**TO BE DONE**
In this exercise, return the whole listing exactly, excluding any images.

--- Start of EXTRACTED MATERIAL ---

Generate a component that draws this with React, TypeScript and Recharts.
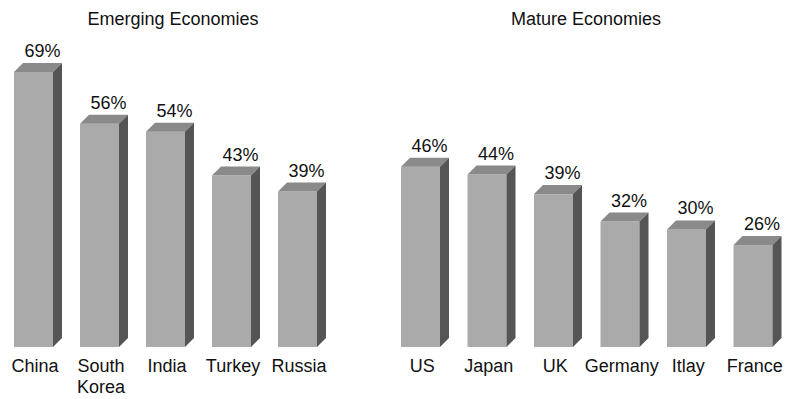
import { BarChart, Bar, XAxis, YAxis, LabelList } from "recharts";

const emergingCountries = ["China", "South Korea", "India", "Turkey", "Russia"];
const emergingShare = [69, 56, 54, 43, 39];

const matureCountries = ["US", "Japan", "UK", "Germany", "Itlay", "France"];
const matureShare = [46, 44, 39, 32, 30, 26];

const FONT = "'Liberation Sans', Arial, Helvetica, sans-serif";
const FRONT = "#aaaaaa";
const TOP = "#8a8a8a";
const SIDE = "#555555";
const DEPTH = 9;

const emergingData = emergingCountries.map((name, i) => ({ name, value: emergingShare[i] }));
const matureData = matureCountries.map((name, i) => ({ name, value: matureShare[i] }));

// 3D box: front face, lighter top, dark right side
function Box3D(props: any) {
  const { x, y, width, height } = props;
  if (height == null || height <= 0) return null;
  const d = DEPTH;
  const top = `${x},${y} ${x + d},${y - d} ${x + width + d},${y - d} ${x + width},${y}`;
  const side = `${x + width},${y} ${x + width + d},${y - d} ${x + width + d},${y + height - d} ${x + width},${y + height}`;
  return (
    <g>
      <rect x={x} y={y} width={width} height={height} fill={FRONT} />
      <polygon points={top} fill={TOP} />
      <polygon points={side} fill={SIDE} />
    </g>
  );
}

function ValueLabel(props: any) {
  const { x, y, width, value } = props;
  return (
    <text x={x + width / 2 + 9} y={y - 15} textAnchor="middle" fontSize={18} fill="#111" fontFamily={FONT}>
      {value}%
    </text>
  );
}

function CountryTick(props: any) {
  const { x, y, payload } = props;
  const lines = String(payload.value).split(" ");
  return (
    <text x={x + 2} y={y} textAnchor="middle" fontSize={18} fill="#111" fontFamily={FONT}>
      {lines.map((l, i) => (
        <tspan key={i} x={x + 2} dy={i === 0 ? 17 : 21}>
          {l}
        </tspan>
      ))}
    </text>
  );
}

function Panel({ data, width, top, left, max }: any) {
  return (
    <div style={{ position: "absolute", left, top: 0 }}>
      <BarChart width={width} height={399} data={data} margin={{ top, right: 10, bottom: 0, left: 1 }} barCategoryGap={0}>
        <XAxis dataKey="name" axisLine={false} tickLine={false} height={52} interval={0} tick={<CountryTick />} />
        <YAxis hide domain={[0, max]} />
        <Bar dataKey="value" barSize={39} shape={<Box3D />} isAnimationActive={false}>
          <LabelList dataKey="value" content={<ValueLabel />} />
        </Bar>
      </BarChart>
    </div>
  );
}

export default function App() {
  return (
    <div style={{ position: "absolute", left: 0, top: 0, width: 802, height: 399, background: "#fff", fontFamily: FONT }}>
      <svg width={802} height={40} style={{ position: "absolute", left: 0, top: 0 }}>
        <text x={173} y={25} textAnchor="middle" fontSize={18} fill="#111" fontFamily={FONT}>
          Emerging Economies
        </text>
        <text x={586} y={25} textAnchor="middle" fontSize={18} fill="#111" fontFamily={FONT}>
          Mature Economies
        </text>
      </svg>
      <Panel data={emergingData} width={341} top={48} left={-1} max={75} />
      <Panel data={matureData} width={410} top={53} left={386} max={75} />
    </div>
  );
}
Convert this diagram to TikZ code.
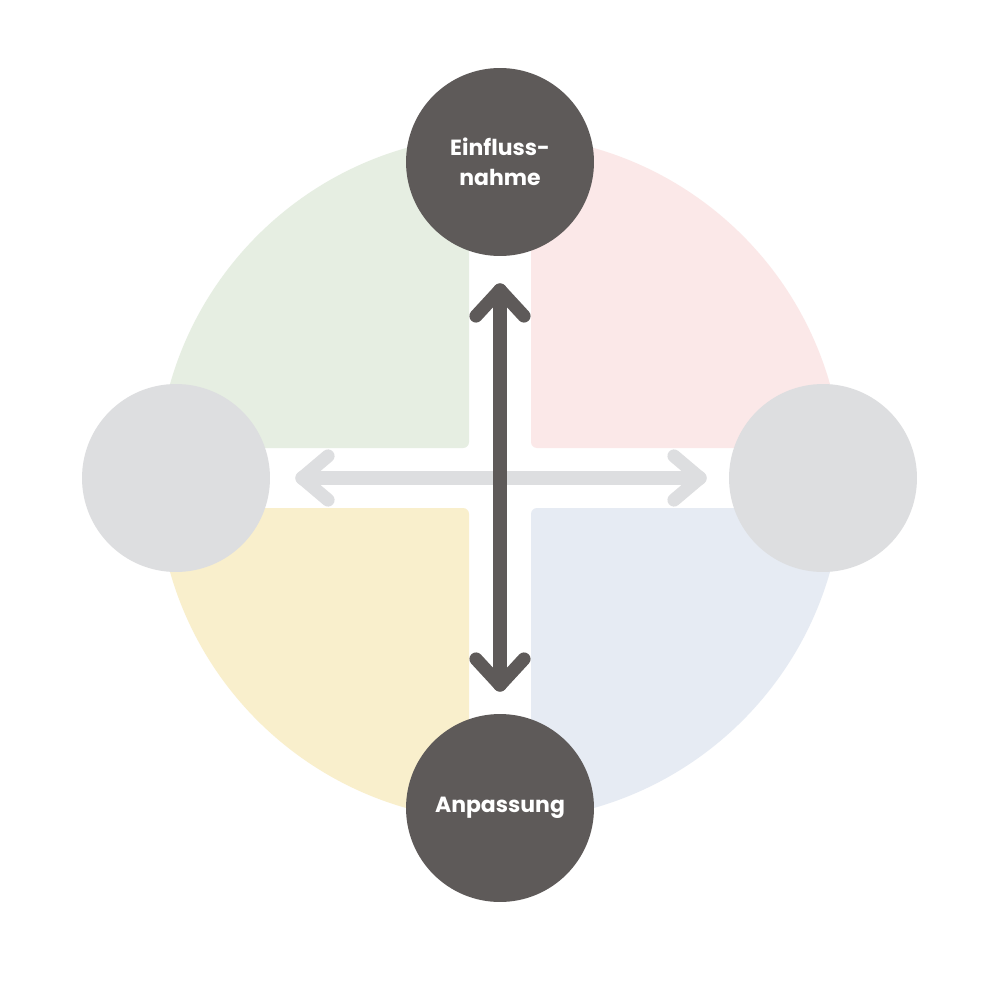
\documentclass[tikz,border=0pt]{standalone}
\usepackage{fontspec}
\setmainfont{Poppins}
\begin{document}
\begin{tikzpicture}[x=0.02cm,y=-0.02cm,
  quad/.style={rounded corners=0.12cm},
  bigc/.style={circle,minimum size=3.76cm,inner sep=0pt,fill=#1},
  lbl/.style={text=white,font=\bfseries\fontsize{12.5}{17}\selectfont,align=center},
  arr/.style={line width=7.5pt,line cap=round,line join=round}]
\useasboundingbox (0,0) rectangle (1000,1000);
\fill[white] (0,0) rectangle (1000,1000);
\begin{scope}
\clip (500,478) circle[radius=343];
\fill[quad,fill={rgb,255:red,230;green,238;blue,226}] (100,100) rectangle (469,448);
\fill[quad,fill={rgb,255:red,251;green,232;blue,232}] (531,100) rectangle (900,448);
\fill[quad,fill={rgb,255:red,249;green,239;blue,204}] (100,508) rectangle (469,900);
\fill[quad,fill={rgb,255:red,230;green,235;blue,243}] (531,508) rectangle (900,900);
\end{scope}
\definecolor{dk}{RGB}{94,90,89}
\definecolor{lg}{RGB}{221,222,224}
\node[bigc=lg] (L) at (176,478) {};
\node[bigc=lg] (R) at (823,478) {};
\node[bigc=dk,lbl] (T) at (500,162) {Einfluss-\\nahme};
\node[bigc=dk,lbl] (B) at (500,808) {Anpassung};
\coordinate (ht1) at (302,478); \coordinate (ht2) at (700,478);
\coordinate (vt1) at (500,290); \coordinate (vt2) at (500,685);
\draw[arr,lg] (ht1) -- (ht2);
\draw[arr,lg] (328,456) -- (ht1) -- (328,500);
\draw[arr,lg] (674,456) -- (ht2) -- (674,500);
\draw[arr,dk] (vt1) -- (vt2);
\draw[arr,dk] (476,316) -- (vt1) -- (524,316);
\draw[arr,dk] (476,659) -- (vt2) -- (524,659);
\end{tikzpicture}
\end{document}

--- End of EXTRACTED MATERIAL ---

**REPLY**
Generate a component that draws this with React, TypeScript and Recharts.
import { BarChart, Bar, XAxis, YAxis, LabelList } from "recharts";

const emergingCountries = ["China", "South Korea", "India", "Turkey", "Russia"];
const emergingShare = [69, 56, 54, 43, 39];

const matureCountries = ["US", "Japan", "UK", "Germany", "Itlay", "France"];
const matureShare = [46, 44, 39, 32, 30, 26];

const FONT = "'Liberation Sans', Arial, Helvetica, sans-serif";
const FRONT = "#aaaaaa";
const TOP = "#8a8a8a";
const SIDE = "#555555";
const DEPTH = 9;

const emergingData = emergingCountries.map((name, i) => ({ name, value: emergingShare[i] }));
const matureData = matureCountries.map((name, i) => ({ name, value: matureShare[i] }));

// 3D box: front face, lighter top, dark right side
function Box3D(props: any) {
  const { x, y, width, height } = props;
  if (height == null || height <= 0) return null;
  const d = DEPTH;
  const top = `${x},${y} ${x + d},${y - d} ${x + width + d},${y - d} ${x + width},${y}`;
  const side = `${x + width},${y} ${x + width + d},${y - d} ${x + width + d},${y + height - d} ${x + width},${y + height}`;
  return (
    <g>
      <rect x={x} y={y} width={width} height={height} fill={FRONT} />
      <polygon points={top} fill={TOP} />
      <polygon points={side} fill={SIDE} />
    </g>
  );
}

function ValueLabel(props: any) {
  const { x, y, width, value } = props;
  return (
    <text x={x + width / 2 + 9} y={y - 15} textAnchor="middle" fontSize={18} fill="#111" fontFamily={FONT}>
      {value}%
    </text>
  );
}

function CountryTick(props: any) {
  const { x, y, payload } = props;
  const lines = String(payload.value).split(" ");
  return (
    <text x={x + 2} y={y} textAnchor="middle" fontSize={18} fill="#111" fontFamily={FONT}>
      {lines.map((l, i) => (
        <tspan key={i} x={x + 2} dy={i === 0 ? 17 : 21}>
          {l}
        </tspan>
      ))}
    </text>
  );
}

function Panel({ data, width, top, left, max }: any) {
  return (
    <div style={{ position: "absolute", left, top: 0 }}>
      <BarChart width={width} height={399} data={data} margin={{ top, right: 10, bottom: 0, left: 1 }} barCategoryGap={0}>
        <XAxis dataKey="name" axisLine={false} tickLine={false} height={52} interval={0} tick={<CountryTick />} />
        <YAxis hide domain={[0, max]} />
        <Bar dataKey="value" barSize={39} shape={<Box3D />} isAnimationActive={false}>
          <LabelList dataKey="value" content={<ValueLabel />} />
        </Bar>
      </BarChart>
    </div>
  );
}

export default function App() {
  return (
    <div style={{ position: "absolute", left: 0, top: 0, width: 802, height: 399, background: "#fff", fontFamily: FONT }}>
      <svg width={802} height={40} style={{ position: "absolute", left: 0, top: 0 }}>
        <text x={173} y={25} textAnchor="middle" fontSize={18} fill="#111" fontFamily={FONT}>
          Emerging Economies
        </text>
        <text x={586} y={25} textAnchor="middle" fontSize={18} fill="#111" fontFamily={FONT}>
          Mature Economies
        </text>
      </svg>
      <Panel data={emergingData} width={341} top={48} left={-1} max={75} />
      <Panel data={matureData} width={410} top={53} left={386} max={75} />
    </div>
  );
}
Convert this diagram to TikZ code.
\documentclass[tikz,border=0pt]{standalone}
\usepackage{fontspec}
\setmainfont{Poppins}
\begin{document}
\begin{tikzpicture}[x=0.02cm,y=-0.02cm,
  quad/.style={rounded corners=0.12cm},
  bigc/.style={circle,minimum size=3.76cm,inner sep=0pt,fill=#1},
  lbl/.style={text=white,font=\bfseries\fontsize{12.5}{17}\selectfont,align=center},
  arr/.style={line width=7.5pt,line cap=round,line join=round}]
\useasboundingbox (0,0) rectangle (1000,1000);
\fill[white] (0,0) rectangle (1000,1000);
\begin{scope}
\clip (500,478) circle[radius=343];
\fill[quad,fill={rgb,255:red,230;green,238;blue,226}] (100,100) rectangle (469,448);
\fill[quad,fill={rgb,255:red,251;green,232;blue,232}] (531,100) rectangle (900,448);
\fill[quad,fill={rgb,255:red,249;green,239;blue,204}] (100,508) rectangle (469,900);
\fill[quad,fill={rgb,255:red,230;green,235;blue,243}] (531,508) rectangle (900,900);
\end{scope}
\definecolor{dk}{RGB}{94,90,89}
\definecolor{lg}{RGB}{221,222,224}
\node[bigc=lg] (L) at (176,478) {};
\node[bigc=lg] (R) at (823,478) {};
\node[bigc=dk,lbl] (T) at (500,162) {Einfluss-\\nahme};
\node[bigc=dk,lbl] (B) at (500,808) {Anpassung};
\coordinate (ht1) at (302,478); \coordinate (ht2) at (700,478);
\coordinate (vt1) at (500,290); \coordinate (vt2) at (500,685);
\draw[arr,lg] (ht1) -- (ht2);
\draw[arr,lg] (328,456) -- (ht1) -- (328,500);
\draw[arr,lg] (674,456) -- (ht2) -- (674,500);
\draw[arr,dk] (vt1) -- (vt2);
\draw[arr,dk] (476,316) -- (vt1) -- (524,316);
\draw[arr,dk] (476,659) -- (vt2) -- (524,659);
\end{tikzpicture}
\end{document}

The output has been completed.